Oxford Street To Be Completely Pedestrianised By 2020 Says Mayor’s Office
When Sadiq Khan was first elected as mayor of London, Britain First went crazy about the fact that he is a Muslim man. Our editor, a woman who happens to share his religion, was upset by their views. She strongly feels that religion is not at all relevant to anyone’s ability to do a high profile job.
She decided to wait and see what Sadiq Khan’s political policies and ideas for London would be before complimenting or criticising him.
Unfortunately, yesterday our editor discovered that Sadiq Khan has an idea for London that she will never agree with. He plans to completely pedestrianise Oxford Street by 2020. The BBC reports:
All traffic including buses and taxis will be banned from the shopping street – one of the most famous in the world – as part of Sadiq Khan’s plans to tackle air pollution.
The report goes on to say:
Cars are already banned on most of Oxford Street between 07:00 and 19:00 every day apart from Sunday.
As a disabled woman, our editor strongly feels that this policy will make Oxford Street, a world famous shopping area, landmark and tourist attraction, completely inaccessible to disabled people whose disability makes them unable to use tubes independently to reach the location. At best, it will mean that such visitors to Oxford Street will need the company of a non-disabled person before they can visit Oxford Street. This will remove spontaneity from the experience of shopping, which may particularly be a problem for disabled tourists.

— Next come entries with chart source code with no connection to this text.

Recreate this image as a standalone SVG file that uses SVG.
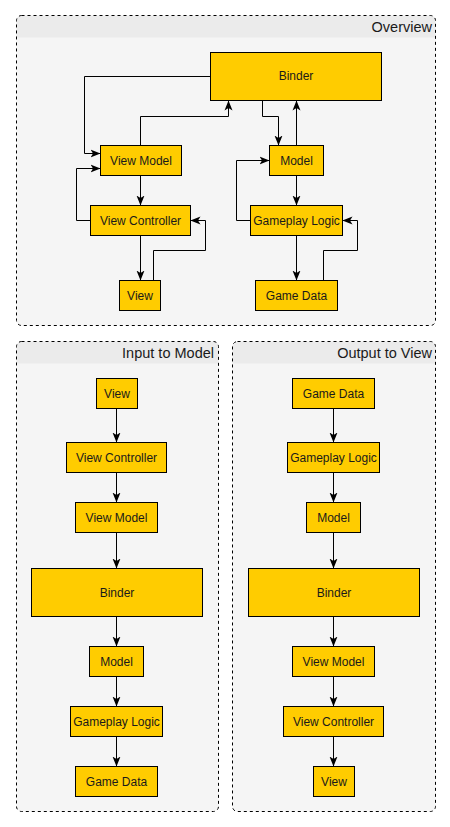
<svg xmlns="http://www.w3.org/2000/svg" width="450" height="827" viewBox="0 0 450 827">
<defs>
<marker id="arr" viewBox="0 0 10 8" refX="10" refY="4" markerWidth="10" markerHeight="9" markerUnits="userSpaceOnUse" orient="auto">
<path d="M0,0 L10,4 L0,8 L2.5,4 z" fill="#000"/>
</marker>
</defs>
<style>
.body{fill:#f5f5f5;}
.head{fill:#ebebeb;}
.frame{fill:none;stroke:#000;stroke-width:1;stroke-dasharray:3 3;}
.title{font-family:"Liberation Sans",Arial,sans-serif;font-size:14.5px;fill:#1a1a1a;text-anchor:end;}
.node rect{fill:#ffcc00;stroke:#000;stroke-width:1;}
.node text{font-family:"Liberation Sans",Arial,sans-serif;font-size:12px;fill:#1a1a1a;text-anchor:middle;}
.conn path{fill:none;stroke:#000;stroke-width:1;marker-end:url(#arr);}
</style>

<g id="container-overview">
<rect class="body" x="16.5" y="15.5" width="419" height="310" rx="5"/>
<path class="head" d="M16.5,37.5 V20.5 A5,5 0 0 1 21.5,15.5 H430.5 A5,5 0 0 1 435.5,20.5 V37.5 Z"/>
<rect class="frame" x="16.5" y="15.5" width="419" height="310" rx="5"/>
<text class="title" x="432" y="32">Overview</text>
</g>
<g id="container-input">
<rect class="body" x="16.5" y="341.5" width="202" height="470" rx="5"/>
<path class="head" d="M16.5,363.5 V346.5 A5,5 0 0 1 21.5,341.5 H213.5 A5,5 0 0 1 218.5,346.5 V363.5 Z"/>
<rect class="frame" x="16.5" y="341.5" width="202" height="470" rx="5"/>
<text class="title" x="214" y="358">Input to Model</text>
</g>
<g id="container-output">
<rect class="body" x="232.5" y="341.5" width="203" height="470" rx="5"/>
<path class="head" d="M232.5,363.5 V346.5 A5,5 0 0 1 237.5,341.5 H430.5 A5,5 0 0 1 435.5,346.5 V363.5 Z"/>
<rect class="frame" x="232.5" y="341.5" width="203" height="470" rx="5"/>
<text class="title" x="432" y="358">Output to View</text>
</g>

<g id="connectors" class="conn">
<path d="M210.5,76.5 H84.5 V153.5 H100.5"/>
<path d="M140.5,145.5 V116.5 H228.5 V100.5"/>
<path d="M262.5,100.5 V116.5 H278.5 V145.5"/>
<path d="M296.5,145.5 V100.5"/>
<path d="M90.5,220.5 H76.5 V168.5 H100.5"/>
<path d="M140.5,175.5 V205.5"/>
<path d="M140.5,235.5 V280.5"/>
<path d="M153.5,280.5 V250.5 H205.5 V220.5 H190.5"/>
<path d="M250.5,220.5 H236.5 V160.5 H269.5"/>
<path d="M296.5,175.5 V205.5"/>
<path d="M296.5,235.5 V280.5"/>
<path d="M323.5,280.5 V250.5 H357.5 V220.5 H342.5"/>

<path d="M116.5,408.5 V442.5"/>
<path d="M116.5,472.5 V502.5"/>
<path d="M116.5,532.5 V568.5"/>
<path d="M116.5,616.5 V646.5"/>
<path d="M116.5,676.5 V706.5"/>
<path d="M116.5,736.5 V766.5"/>

<path d="M333.5,408.5 V442.5"/>
<path d="M333.5,472.5 V502.5"/>
<path d="M333.5,532.5 V568.5"/>
<path d="M333.5,616.5 V646.5"/>
<path d="M333.5,676.5 V706.5"/>
<path d="M333.5,736.5 V766.5"/>
</g>

<g id="ov-binder" class="node"><rect x="210.5" y="52.5" width="171" height="48"/><text x="296" y="80">Binder</text></g>
<g id="ov-viewmodel" class="node"><rect x="100.5" y="145.5" width="81" height="30"/><text x="141" y="164.5">View Model</text></g>
<g id="ov-model" class="node"><rect x="269.5" y="145.5" width="54" height="30"/><text x="296.5" y="164.5">Model</text></g>
<g id="ov-viewcontroller" class="node"><rect x="90.5" y="205.5" width="100" height="30"/><text x="140.5" y="224.5">View Controller</text></g>
<g id="ov-gameplaylogic" class="node"><rect x="250.5" y="205.5" width="92" height="30"/><text x="296.5" y="224.5">Gameplay Logic</text></g>
<g id="ov-view" class="node"><rect x="119.5" y="280.5" width="41" height="30"/><text x="140" y="299.5">View</text></g>
<g id="ov-gamedata" class="node"><rect x="255.5" y="280.5" width="82" height="30"/><text x="296.5" y="299.5">Game Data</text></g>

<g id="in-view" class="node"><rect x="96.5" y="378.5" width="41" height="30"/><text x="117" y="397.5">View</text></g>
<g id="in-viewcontroller" class="node"><rect x="66.5" y="442.5" width="100" height="30"/><text x="116.5" y="461.5">View Controller</text></g>
<g id="in-viewmodel" class="node"><rect x="75.5" y="502.5" width="82" height="30"/><text x="116.5" y="521.5">View Model</text></g>
<g id="in-binder" class="node"><rect x="31.5" y="568.5" width="171" height="48"/><text x="117" y="596.5">Binder</text></g>
<g id="in-model" class="node"><rect x="89.5" y="646.5" width="54" height="30"/><text x="116.5" y="665.5">Model</text></g>
<g id="in-gameplaylogic" class="node"><rect x="70.5" y="706.5" width="92" height="30"/><text x="116.5" y="725.5">Gameplay Logic</text></g>
<g id="in-gamedata" class="node"><rect x="75.5" y="766.5" width="82" height="30"/><text x="116.5" y="785.5">Game Data</text></g>

<g id="out-gamedata" class="node"><rect x="292.5" y="378.5" width="82" height="30"/><text x="333.5" y="397.5">Game Data</text></g>
<g id="out-gameplaylogic" class="node"><rect x="287.5" y="442.5" width="92" height="30"/><text x="333.5" y="461.5">Gameplay Logic</text></g>
<g id="out-model" class="node"><rect x="306.5" y="502.5" width="54" height="30"/><text x="333.5" y="521.5">Model</text></g>
<g id="out-binder" class="node"><rect x="248.5" y="568.5" width="171" height="48"/><text x="334" y="596.5">Binder</text></g>
<g id="out-viewmodel" class="node"><rect x="292.5" y="646.5" width="82" height="30"/><text x="333.5" y="665.5">View Model</text></g>
<g id="out-viewcontroller" class="node"><rect x="283.5" y="706.5" width="100" height="30"/><text x="333.5" y="725.5">View Controller</text></g>
<g id="out-view" class="node"><rect x="313.5" y="766.5" width="41" height="30"/><text x="334" y="785.5">View</text></g>
</svg>
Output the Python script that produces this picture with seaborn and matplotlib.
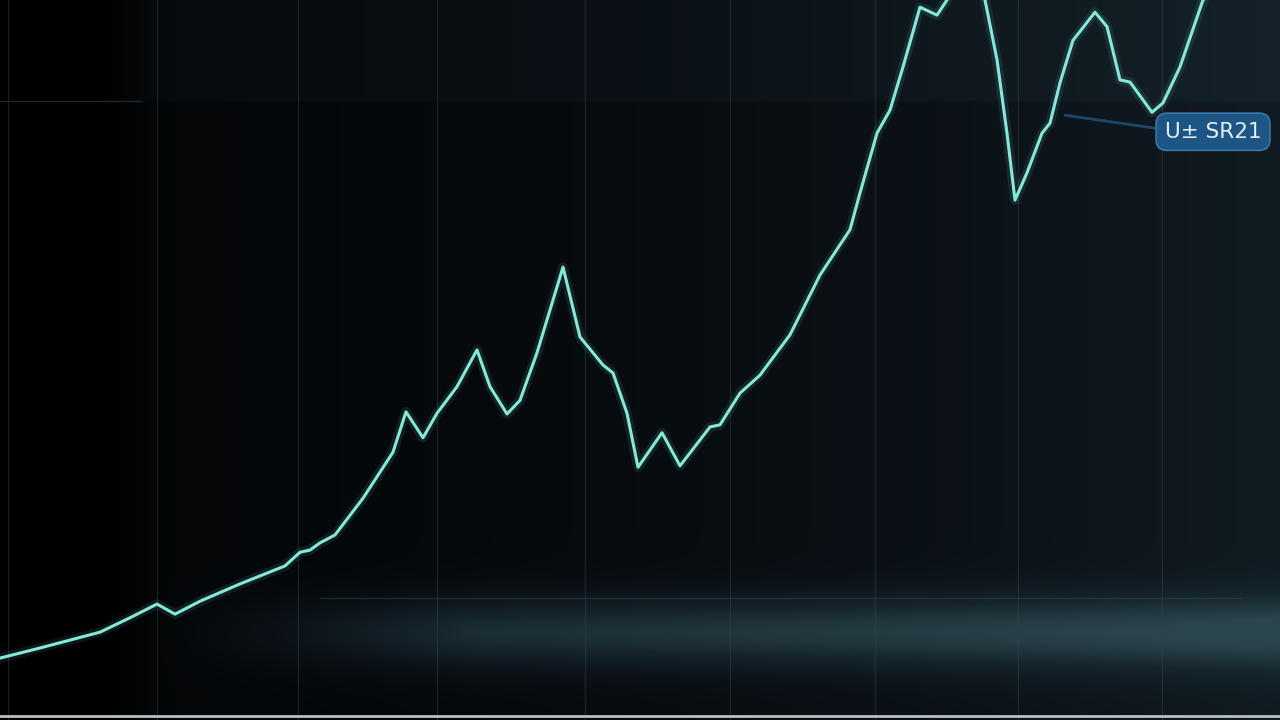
import numpy as np
import pandas as pd
import seaborn as sns
import matplotlib.pyplot as plt
from matplotlib.colors import LinearSegmentedColormap

# series (day index, value in % of the visible range)
days = [0, 4, 10, 13, 15.7, 17.5, 20, 24, 28.5, 30, 31, 32, 33.5, 36.3, 39.3,
        40.6, 42.3, 43.7, 45.7, 47.7, 49, 50.7, 52, 53.7, 56.3, 58, 60.3, 61.3,
        62.7, 63.8, 66.2, 68, 71, 72, 74, 76, 79, 82, 85, 86, 87.7, 89, 90.3,
        92, 93.7, 94.7, 96, 97.5, 98.5, 99.7, 100.7, 101.5, 102.7, 104.2, 105,
        106, 107.3, 109.5, 110.7, 112, 113, 115.2, 116.3, 118, 120.3, 122]
values = [8.6, 10.0, 12.2, 14.2, 16.1, 14.7, 16.5, 18.9, 21.4, 23.3, 23.6,
          24.6, 25.7, 30.8, 37.2, 42.8, 39.2, 42.6, 46.3, 51.4, 46.3, 42.5,
          44.4, 51.0, 62.9, 53.2, 49.3, 48.2, 42.6, 35.1, 39.9, 35.3, 40.7,
          41.0, 45.4, 47.9, 53.5, 61.8, 68.1, 73.2, 81.5, 84.7, 90.7, 99.0,
          97.9, 100.0, 103.5, 104.2, 100.0, 91.7, 81.5, 72.2, 76.0, 81.5,
          82.9, 88.5, 94.4, 98.3, 96.3, 88.9, 88.6, 84.4, 85.7, 90.7, 100.0,
          102.0]
grid_days = [0.8, 15.7, 29.8, 43.7, 58.5, 73, 87.5, 101.8, 116.2]
tag_text = "U± SR21"

df = pd.DataFrame({"day": days, "value": values})

sns.set_theme(style="dark")
plt.rcParams['font.family'] = ['DejaVu Sans']

fig = plt.figure(figsize=(12.8, 7.2), dpi=100)
fig.patch.set_facecolor("#030507")
ax = fig.add_axes([0, 0, 1, 1])
ax.set_xlim(0, 128)
ax.set_ylim(0, 100)

# background: near black, a little lighter slate to the right and at the top
yy, xx = np.mgrid[0:1:300j, 0:1:480j]
right = 1 / (1 + np.exp(-(xx - 0.1) / 0.01))
bg = (0.12 + 0.40 * xx ** 1.6) * right
bg = bg + 0.10 * (yy > 0.86) * right
band = np.exp(-((yy - 0.12) / 0.05) ** 2) * np.clip((xx - 0.12) / 0.25, 0, 1) * 0.55
bg = bg + band
cmap = LinearSegmentedColormap.from_list("bg", ["#000000", "#0a1015", "#16252c", "#2a454c"])
ax.imshow(bg, extent=[0, 128, 0, 100], origin="lower", aspect="auto",
          cmap=cmap, vmin=0, vmax=1.0, zorder=0, interpolation="bilinear")

for g in grid_days:
    ax.axvline(g, color="#34434a", lw=0.9, alpha=0.45, zorder=1)
ax.axhline(86, xmin=0, xmax=0.11, color="#1e282e", lw=0.9, zorder=1)
ax.axhline(16.9, xmin=0.25, xmax=0.97, color="#345058", lw=1.0, alpha=0.4, zorder=1)
ax.axhline(0.6, color="#b8c0c4", lw=2.0, zorder=3)

# glow and main line
sns.lineplot(data=df, x="day", y="value", ax=ax, color="#7fe6d6", lw=7,
             alpha=0.10, zorder=2, legend=False)
sns.lineplot(data=df, x="day", y="value", ax=ax, color="#86e8d8", lw=2.2,
             zorder=3, legend=False, solid_joinstyle="round")

# callout tag
ax.plot([106.5, 115.5], [84.0, 82.2], color="#2a6fae", lw=2, alpha=0.55, zorder=2)
ax.text(121.3, 81.7, tag_text, fontsize=15.5, fontweight="medium", color="#e6eef6",
        ha="center", va="center", zorder=5,
        bbox=dict(boxstyle="round,pad=0.4,rounding_size=0.5",
                  fc="#1d5584", ec="#3a77a6", lw=1.2))

ax.set_axis_off()
fig.savefig("out.png", dpi=100, facecolor=fig.get_facecolor())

Our editor can understand the reasons behind London’s Congestion Charge, which she is glad that Blue Badge holders are exempt from. She can understand the reasons behind banning cars from Oxford Street in working hours. However, extending the ban to buses and taxis seems a ‘step’ too far.
It is to be hoped that the ban will not apply to wheelchairs, either manual or electric, although reports have not clarified this possible exemption.
Pollution control is important. However, to our editor, accessibility always comes first.
It is to be hoped that before these plans become reality, an exemption for all types of wheelchair will be clarified. Also, our editor would like to see an exemption granted for wheelchair accessible vehicles and cars carrying Blue Badge holders, similar to the one which currently applies for the Congestion Charge.
It is to be hoped that such an exemption will be considered, and clarified to the public at the earliest opportunity.